Misjoinder of parties is not ground for dismissal of an action. Parties may be dropped or added by order of the court on motion of any party or of its own initiative at any stage of the action and on such terms as are just. Any claim against a party may be severed and proceeded with separately.
C.R.C.P. 21
Annotation Law reviews. For article, “Pleadings, Rules 7 to 25 “, see 28 Dicta 368 (1951). For article, “New Role for Nonparties in Tort Actions-The Empty Chair”, see 15 Colo. Law. 1650 (1986). Common-law rule altered. This rule alters the common-law rule requiring dismissal of an entire action in which parties have been improperly joined. King v.
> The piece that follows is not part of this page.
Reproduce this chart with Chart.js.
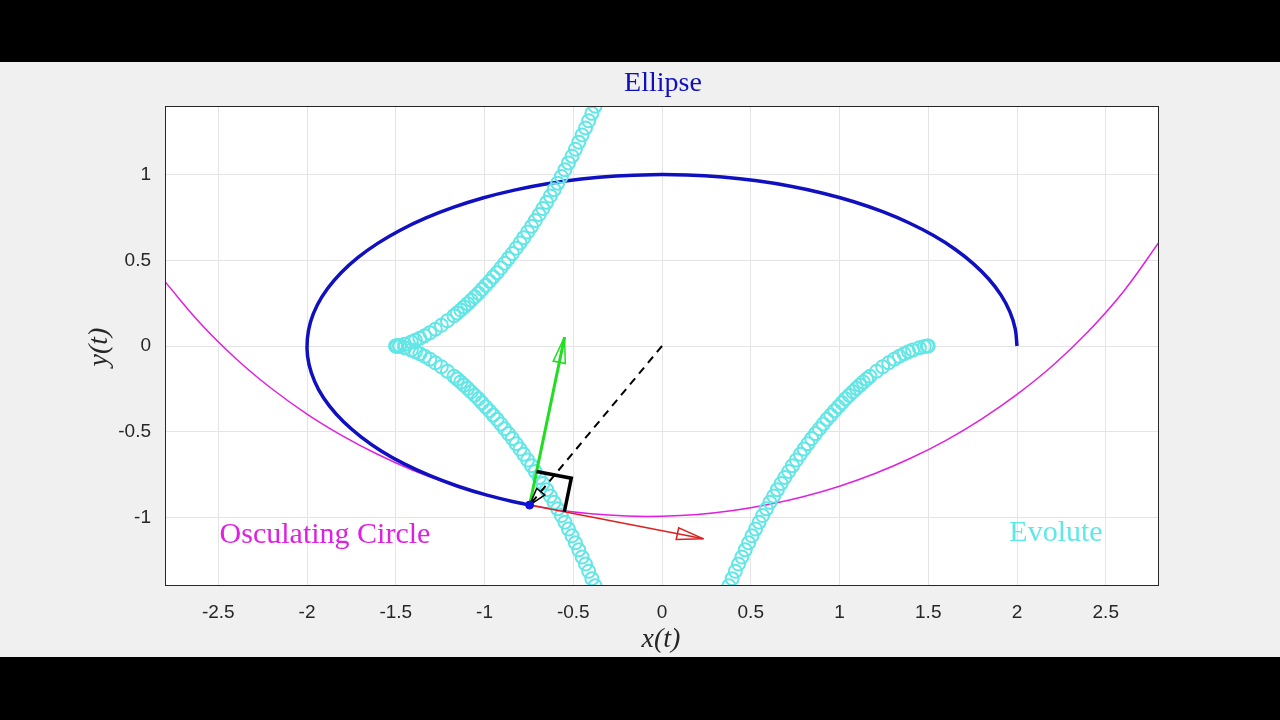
<!DOCTYPE html>
<html><head><meta charset="utf-8">
<script src="https://cdn.jsdelivr.net/npm/chart.js@4"></script>
<style>
html,body{margin:0;padding:0;background:#000;width:1280px;height:720px;overflow:hidden}
#fig{position:absolute;left:0;top:62px;width:1280px;height:595px;background:#f0f0f0}
</style></head><body>
<div id="fig"><canvas id="c" width="1280" height="595"></canvas></div>
<script>
const xTicks=[-2.5,-2,-1.5,-1,-0.5,0,0.5,1,1.5,2,2.5];
const yTicks=[-1,-0.5,0,0.5,1];
const ellipsePts=[[2,0],[1.990,0.0998],[1.960,0.1987],[1.911,0.2955],[1.842,0.3894],[1.755,0.4794],[1.651,0.5646],[1.530,0.6442],[1.393,0.7174],[1.243,0.7833],[1.081,0.8415],[0.907,0.8912],[0.725,0.9320],[0.535,0.9636],[0.340,0.9854],[0.141,0.9975],[-0.058,0.9996],[-0.258,0.9917],[-0.454,0.9738],[-0.647,0.9463],[-0.832,0.9093],[-1.010,0.8632],[-1.177,0.8085],[-1.333,0.7457],[-1.475,0.6755],[-1.602,0.5985],[-1.714,0.5155],[-1.808,0.4274],[-1.884,0.3350],[-1.942,0.2392],[-1.980,0.1411],[-1.998,0.0416],[-1.997,-0.0584],[-1.975,-0.1577],[-1.934,-0.2555],[-1.873,-0.3508],[-1.794,-0.4425],[-1.696,-0.5298],[-1.582,-0.6119],[-1.452,-0.6878],[-1.307,-0.7568],[-1.150,-0.8183],[-0.981,-0.8716],[-0.802,-0.9162],[-0.746,-0.9278]];
const evoluteRight=[[1.5,0],[1.494,-0.0004],[1.478,-0.003],[1.450,-0.010],[1.412,-0.024],[1.389,-0.033],[1.364,-0.045],[1.337,-0.060],[1.308,-0.077],[1.277,-0.098],[1.243,-0.121],[1.209,-0.147],[1.172,-0.177],[1.153,-0.193],[1.134,-0.210],[1.115,-0.228],[1.095,-0.247],[1.075,-0.267],[1.055,-0.287],[1.034,-0.308],[1.014,-0.331],[0.993,-0.354],[0.972,-0.378],[0.951,-0.403],[0.929,-0.428],[0.908,-0.455],[0.887,-0.483],[0.865,-0.511],[0.843,-0.540],[0.822,-0.570],[0.800,-0.601],[0.779,-0.632],[0.757,-0.665],[0.735,-0.698],[0.714,-0.732],[0.692,-0.767],[0.671,-0.802],[0.650,-0.838],[0.629,-0.875],[0.608,-0.912],[0.588,-0.950],[0.567,-0.989],[0.547,-1.028],[0.527,-1.068],[0.507,-1.107],[0.488,-1.148],[0.469,-1.189],[0.450,-1.231],[0.431,-1.272],[0.413,-1.314],[0.395,-1.357],[0.377,-1.399],[0.360,-1.442]];
const evoluteLowerLeft=[[-1.5,0],[-1.494,-0.0004],[-1.478,-0.003],[-1.450,-0.010],[-1.412,-0.024],[-1.389,-0.033],[-1.364,-0.045],[-1.337,-0.060],[-1.308,-0.077],[-1.277,-0.098],[-1.243,-0.121],[-1.209,-0.147],[-1.172,-0.177],[-1.153,-0.193],[-1.134,-0.210],[-1.115,-0.228],[-1.095,-0.247],[-1.075,-0.267],[-1.055,-0.287],[-1.034,-0.308],[-1.014,-0.331],[-0.993,-0.354],[-0.972,-0.378],[-0.951,-0.403],[-0.929,-0.428],[-0.908,-0.455],[-0.887,-0.483],[-0.865,-0.511],[-0.843,-0.540],[-0.822,-0.570],[-0.800,-0.601],[-0.779,-0.632],[-0.757,-0.665],[-0.735,-0.698],[-0.714,-0.732],[-0.692,-0.767],[-0.671,-0.802],[-0.650,-0.838],[-0.629,-0.875],[-0.608,-0.912],[-0.588,-0.950],[-0.567,-0.989],[-0.547,-1.028],[-0.527,-1.068],[-0.507,-1.107],[-0.488,-1.148],[-0.469,-1.189],[-0.450,-1.231],[-0.431,-1.272],[-0.413,-1.314],[-0.395,-1.357],[-0.377,-1.399],[-0.360,-1.442]];
const evoluteUpper=[[-1.5,0],[-1.494,0.0004],[-1.478,0.003],[-1.450,0.010],[-1.412,0.024],[-1.389,0.033],[-1.364,0.045],[-1.337,0.060],[-1.308,0.077],[-1.277,0.098],[-1.243,0.121],[-1.209,0.147],[-1.172,0.177],[-1.153,0.193],[-1.134,0.210],[-1.115,0.228],[-1.095,0.247],[-1.075,0.267],[-1.055,0.287],[-1.034,0.308],[-1.014,0.331],[-0.993,0.354],[-0.972,0.378],[-0.951,0.403],[-0.929,0.428],[-0.908,0.455],[-0.887,0.483],[-0.865,0.511],[-0.843,0.540],[-0.822,0.570],[-0.800,0.601],[-0.779,0.632],[-0.757,0.665],[-0.735,0.698],[-0.714,0.732],[-0.692,0.767],[-0.671,0.802],[-0.650,0.838],[-0.629,0.875],[-0.608,0.912],[-0.588,0.950],[-0.567,0.989],[-0.547,1.028],[-0.527,1.068],[-0.507,1.107],[-0.488,1.148],[-0.469,1.189],[-0.450,1.231],[-0.431,1.272],[-0.413,1.314],[-0.395,1.357],[-0.377,1.399],[-0.360,1.442]];
const oscCircle=[[-2.8,0.375],[-2.6,0.131],[-2.4,-0.074],[-2.2,-0.248],[-2.0,-0.397],[-1.8,-0.524],[-1.6,-0.633],[-1.4,-0.726],[-1.2,-0.803],[-1.0,-0.866],[-0.8,-0.916],[-0.6,-0.954],[-0.4,-0.979],[-0.2,-0.992],[0,-0.993],[0.2,-0.983],[0.4,-0.960],[0.6,-0.925],[0.8,-0.878],[1.0,-0.818],[1.2,-0.744],[1.4,-0.655],[1.6,-0.550],[1.8,-0.426],[2.0,-0.282],[2.2,-0.115],[2.4,0.083],[2.6,0.318],[2.8,0.605]];
const pointP=[[-0.746,-0.928]];
const normalArrow=[[-0.746,-0.928],[-0.549,0.052]];
const normalHead=[[-0.549,0.052],[-0.545,-0.102],[-0.613,-0.088],[-0.549,0.052]];
const tangentArrow=[[-0.746,-0.928],[0.234,-1.125]];
const tangentHead=[[0.234,-1.125],[0.094,-1.061],[0.080,-1.129],[0.234,-1.125]];
const radiusLine=[[0,0],[-0.746,-0.928]];
const radiusHead=[[-0.746,-0.928],[-0.660,-0.869],[-0.706,-0.831],[-0.746,-0.928]];
const rightAngle=[[-0.550,-0.967],[-0.511,-0.771],[-0.707,-0.732]];

const xy=a=>a.map(p=>({x:p[0],y:p[1]}));
const L=(d,color,w,order,extra)=>Object.assign({data:xy(d),showLine:true,borderColor:color,borderWidth:w,pointRadius:0,fill:false,tension:0,order},extra||{});
const ev=d=>({data:xy(d),showLine:false,pointRadius:6.5,pointStyle:'circle',borderColor:'#62e6e6',backgroundColor:'rgba(0,0,0,0)',pointBorderWidth:2,order:3});

const bgPlugin={id:'bg',beforeDraw(ch){const c=ch.ctx,a=ch.chartArea;c.save();c.fillStyle='#fff';c.fillRect(a.left,a.top,a.right-a.left,a.bottom-a.top);c.restore();}};
const textPlugin={id:'texts',afterDraw(ch){
  const c=ch.ctx,a=ch.chartArea;
  c.save();
  c.strokeStyle='#262626';c.lineWidth=1;c.strokeRect(a.left+0.5,a.top+0.5,a.right-a.left-1,a.bottom-a.top-1);
  c.textAlign='center';c.textBaseline='middle';
  c.fillStyle='#1010b8';c.font='28px "Liberation Serif"';c.fillText('Ellipse',663,22);
  c.fillStyle='#262626';c.font='italic 28px "Liberation Serif"';c.fillText('x(t)',661,578);
  c.save();c.translate(100,285);c.rotate(-Math.PI/2);c.fillText('y(t)',0,0);c.restore();
  c.fillStyle='#e020e0';c.font='30px "Liberation Serif"';c.fillText('Osculating Circle',325,473);
  c.fillStyle='#5ee8e8';c.fillText('Evolute',1056,471);
  c.restore();
}};

new Chart(document.getElementById('c'),{type:'scatter',
 data:{datasets:[
  L(oscCircle,'#e020e0',1.5,6,{tension:0.4}),
  L(ellipsePts,'#1010c0',3.5,5,{tension:0.4}),
  ev(evoluteRight),ev(evoluteLowerLeft),ev(evoluteUpper),
  L(radiusLine,'#000',2,2,{borderDash:[8,6]}),
  L(radiusHead,'#000',1.5,2),
  L(normalArrow,'#22dd22',3,2),L(normalHead,'#22dd22',1.5,2),
  L(tangentArrow,'#dd2020',1.5,2),L(tangentHead,'#dd2020',1.5,2),
  L(rightAngle,'#000',3.5,1),
  {data:xy(pointP),showLine:false,pointRadius:4,backgroundColor:'#1010e0',borderColor:'#1010e0',order:0}
 ]},
 options:{responsive:false,animation:false,events:[],
  layout:{padding:{top:44,right:121,left:0,bottom:0}},
  plugins:{legend:{display:false},tooltip:{enabled:false}},
  scales:{
   x:{type:'linear',min:-2.8,max:2.8,
     afterBuildTicks:s=>{s.ticks=xTicks.map(v=>({value:v}));},
     afterFit:s=>{s.height=71;},
     grid:{color:'#e4e4e4',drawTicks:false},border:{display:false},
     ticks:{color:'#262626',font:{family:'"Liberation Sans"',size:19},padding:15,maxRotation:0,callback:v=>String(v)}},
   y:{type:'linear',min:-1.4,max:1.4,
     afterBuildTicks:s=>{s.ticks=yTicks.map(v=>({value:v}));},
     afterFit:s=>{s.width=165;},
     grid:{color:'#e4e4e4',drawTicks:false},border:{display:false},
     ticks:{color:'#262626',font:{family:'"Liberation Sans"',size:19},padding:14,callback:v=>String(v)}}
  }},
 plugins:[bgPlugin,textPlugin]});
</script></body></html>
W.R. Hall Transp. & Storage Co., 641 P.2d 916 (Colo. 1982). The proper remedy for misjoinder is to require the party against whom the objection lies to bring in such additional parties as are required or permitted by the rules. Krueger v. Merriman Elec., 29 Colo. App. 492, 488 P.2d 228 (1971). This requirement can be met either by actually joining the omitted party or by establishing that the rights of the omitted party are properly under the jurisdiction of the court for determination. Krueger v. Merriman Elec., 29 Colo. App. 492, 488 P.2d 228 (1971). The latter result can be accomplished by an assignment of the right of action to the person who actually prosecutes it, inasmuch as assignments for collection have long been recognized as valid in Colorado, and the assignee thereof is the real party in interest and entitled to prosecute the claim. Krueger v. Merriman Elec., 29 Colo. App. 492, 488 P.2d 228 (1971). Under this rule parties may be added by order of court on motion at any stage of the proceeding. Lerner v. Stone, 126 Colo. 589, 252 P.2d 533 (1952). This rule gives a trial court authority, even if one has been made a party, to later sever the claims and to proceed with them separately. Centennial Cas. Co. v. Lacey, 133 Colo. 357, 295 P.2d 690 (1956). Dropping of party under this rule is equivalent to dismissal without prejudice of the claim against that party. King v. W.R. Hall Transp. & Storage Co., 641 P.2d 916 (Colo. 1982). Decision to drop parties is within sound discretion of the court and will not be disturbed on appeal unless abuse is shown. King v. W.R. Hall Transp. & Storage Co., 641 P.2d 916 (Colo. 1982). Applied in Reed Auto Sales, Inc. v. Empire Delivery Serv., Inc., 127 Colo. 205, 254 P.2d 1018 (1953); Linke v. Bd. of County Comm’rs, 129 Colo. 165, 268 P.2d 416 (1954); W.R. Hall Transp. & Storage Co. v. King, 43 Colo. App. 202, 606 P.2d 75 (1979); B.C. Inv. Co. v. Throm, 650 P.2d 1333 (Colo. App. 1982); Weyerhaeuser Mortgage Co. v. Equitable General Insurance Co., 686 P.2d 1357 (Colo. App. 1983).